You can also mutate the call every eight bars without changing the identity of the riff. Keep the rhythm the same, but change one note, one filter position, or one articulation. That keeps the idea recognizable while avoiding loop fatigue. And if you really want movement, alternate response types every few bars: filtered bass, then a noisy stab, then a short reese swell, then a clipped sub hit with a delay tail.

Now for the practical exercise.

Build a four-bar loop. Pick one break and one sub or mid-bass sound. Write a simple two-note or three-note call that lands on bars one and three. Duplicate it and turn the duplicate into a response with Auto Filter, Echo, Saturator, and Utility. Sidechain the bass to the kick and snare. Then resample the response into audio, cut one gap, reverse one tail, and add one fill at the end of bar four.

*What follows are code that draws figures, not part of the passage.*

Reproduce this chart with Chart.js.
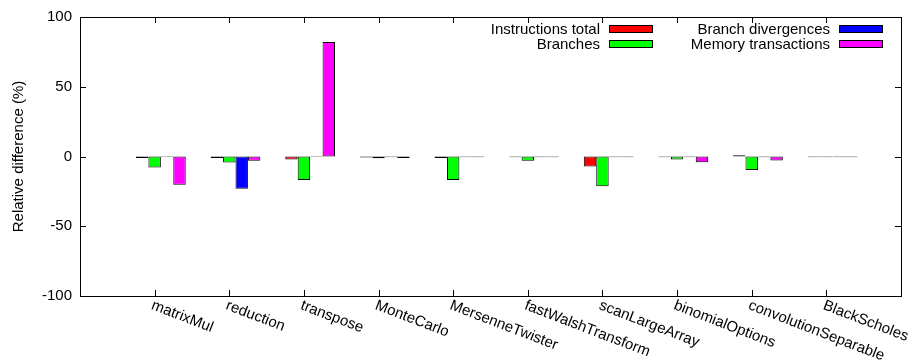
<!DOCTYPE html>
<html>
<head>
<meta charset="utf-8">
<script src="https://cdn.jsdelivr.net/npm/chart.js@4"></script>
<style>body{margin:0;background:#fff}</style>
</head>
<body>
<canvas id="chart" width="912" height="360"></canvas>
<script>
const categories = ['matrixMul', 'reduction', 'transpose', 'MonteCarlo', 'MersenneTwister',
  'fastWalshTransform', 'scanLargeArray', 'binomialOptions', 'convolutionSeparable', 'BlackScholes'];
const instructionsTotal = [-1.1, -1, -2.1, -0.7, -1, -0.5, -7.1, -0.5, 0.9, -0.6];
const branches = [-7.8, -4.3, -16.8, -1.2, -16.8, -3.1, -21.3, -2.2, -9.7, -0.6];
const branchDivergences = [-0.4, -23.2, -0.4, -0.5, -0.5, -0.5, -0.5, -0.5, -0.5, -0.5];
const memoryTransactions = [-20.3, -3, 82, -1, -0.5, -0.5, -0.6, -4.1, -2.8, -0.5];
const yTicks = [-100, -50, 0, 50, 100];

const FONT = '"Liberation Sans", Arial, Helvetica, sans-serif';
// gnuplot puts the tic on the 2nd bar of each cluster, half a bar off centre
const HALF_BAR = 1 / 12;

const series = [
  { label: 'Instructions total', data: instructionsTotal, color: '#ff0000' },
  { label: 'Branches', data: branches, color: '#00ff00' },
  { label: 'Branch divergences', data: branchDivergences, color: '#0000ff' },
  { label: 'Memory transactions', data: memoryTransactions, color: '#ff00ff' }
];

// frame, inward tics, rotated x labels and the gnuplot style key
const gnuplotLook = {
  id: 'gnuplotLook',
  afterDraw(chart) {
    const ctx = chart.ctx;
    const area = chart.chartArea;
    const x = chart.scales.x;
    const y = chart.scales.y;
    ctx.save();
    ctx.strokeStyle = '#000';
    ctx.lineWidth = 1;
    ctx.strokeRect(Math.round(area.left) + 0.5, Math.round(area.top) + 0.5,
      Math.round(area.right - area.left), Math.round(area.bottom - area.top));

    ctx.beginPath();
    categories.forEach((c, i) => {
      const px = Math.round(x.getPixelForValue(i - HALF_BAR)) + 0.5;
      ctx.moveTo(px, area.bottom); ctx.lineTo(px, area.bottom - 6);
      ctx.moveTo(px, area.top); ctx.lineTo(px, area.top + 6);
    });
    yTicks.forEach(v => {
      const py = Math.round(y.getPixelForValue(v)) + 0.5;
      ctx.moveTo(area.left, py); ctx.lineTo(area.left + 6, py);
      ctx.moveTo(area.right, py); ctx.lineTo(area.right - 6, py);
    });
    ctx.stroke();

    ctx.fillStyle = '#000';
    ctx.font = '15px ' + FONT;
    ctx.textAlign = 'left';
    ctx.textBaseline = 'top';
    categories.forEach((c, i) => {
      const px = x.getPixelForValue(i - HALF_BAR);
      ctx.save();
      ctx.translate(px, area.bottom + 2);
      ctx.rotate(21 * Math.PI / 180);
      ctx.fillText(c, 0, 0);
      ctx.restore();
    });

    // key: two columns, text right aligned, sample box after it
    const keyCols = [600, 830];
    const keyRows = [34, 49];
    ctx.textAlign = 'right';
    ctx.textBaseline = 'alphabetic';
    series.forEach((s, k) => {
      const tx = keyCols[Math.floor(k / 2)];
      const ty = keyRows[k % 2];
      ctx.fillStyle = '#000';
      ctx.fillText(s.label, tx, ty);
      ctx.fillStyle = s.color;
      ctx.fillRect(tx + 9, ty - 9, 43, 8);
      ctx.strokeRect(tx + 9.5, ty - 8.5, 43, 7);
    });
    ctx.restore();
  }
};

new Chart(document.getElementById('chart'), {
  type: 'bar',
  data: {
    labels: categories.map((c, i) => i),
    datasets: series.map(s => ({
      label: s.label,
      data: s.data,
      backgroundColor: s.color,
      borderColor: '#000',
      borderWidth: 1,
      borderSkipped: false,
      categoryPercentage: 4 / 6,
      barPercentage: 1
    }))
  },
  options: {
    responsive: false,
    animation: false,
    layout: { padding: { top: 15, right: 11, left: 0, bottom: 0 } },
    plugins: { legend: { display: false }, tooltip: { enabled: false } },
    scales: {
      x: {
        type: 'linear',
        offset: false,
        min: -1 - HALF_BAR,
        max: categories.length - HALF_BAR,
        ticks: { display: false },
        grid: { display: false },
        border: { display: false },
        afterBuildTicks: s => { s.ticks = categories.map((c, i) => ({ value: i - HALF_BAR })); },
        afterFit: s => { s.height = 64; }
      },
      y: {
        min: -100,
        max: 100,
        ticks: { stepSize: 50, color: '#000', font: { family: FONT, size: 15 }, padding: 8 },
        grid: { display: false, drawTicks: false },
        border: { display: false },
        title: {
          display: true,
          text: 'Relative difference (%)',
          color: '#000',
          font: { family: FONT, size: 15 },
          padding: { top: 10, bottom: 0 }
        },
        afterFit: s => { s.width = 80; }
      }
    }
  },
  plugins: [gnuplotLook]
});
</script>
</body>
</html>
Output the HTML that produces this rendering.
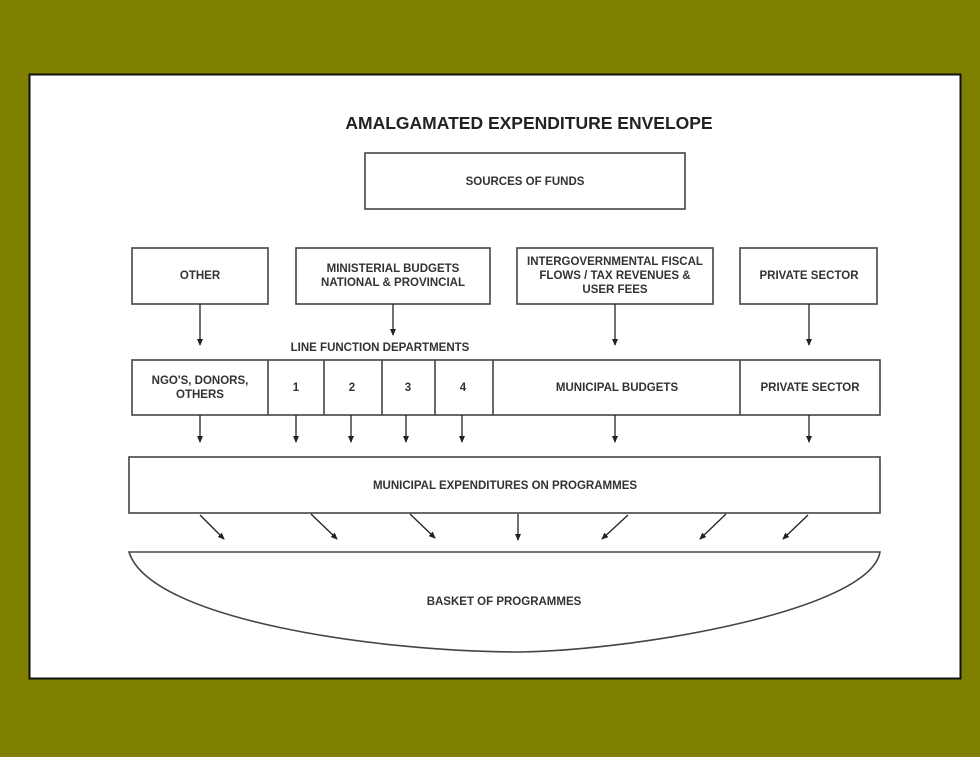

When you listen back, ask yourself: does the response clearly contrast the call? Does the break still punch through? Is the sub staying solid and mono? Then do one more pass and make the response either darker and more filtered, or more open and aggressive. That single choice will teach you how much this technique depends on contrast instead of complexity.

So to recap: build the riff like a conversation. Make the call punchy and memorable. Make the response a carved contrast. Use Ableton’s stock devices to shape space, movement, and tension. Let the drums and bass leave room for each other. Resample the best moments so the track feels edited, not merely programmed. And remember, in DnB, the energy comes from tension, timing, and contrast.

If you get that right, the whole thing starts sounding like pirate radio pressure meeting club system weight. And that’s exactly the kind of jungle oldskool energy we’re after.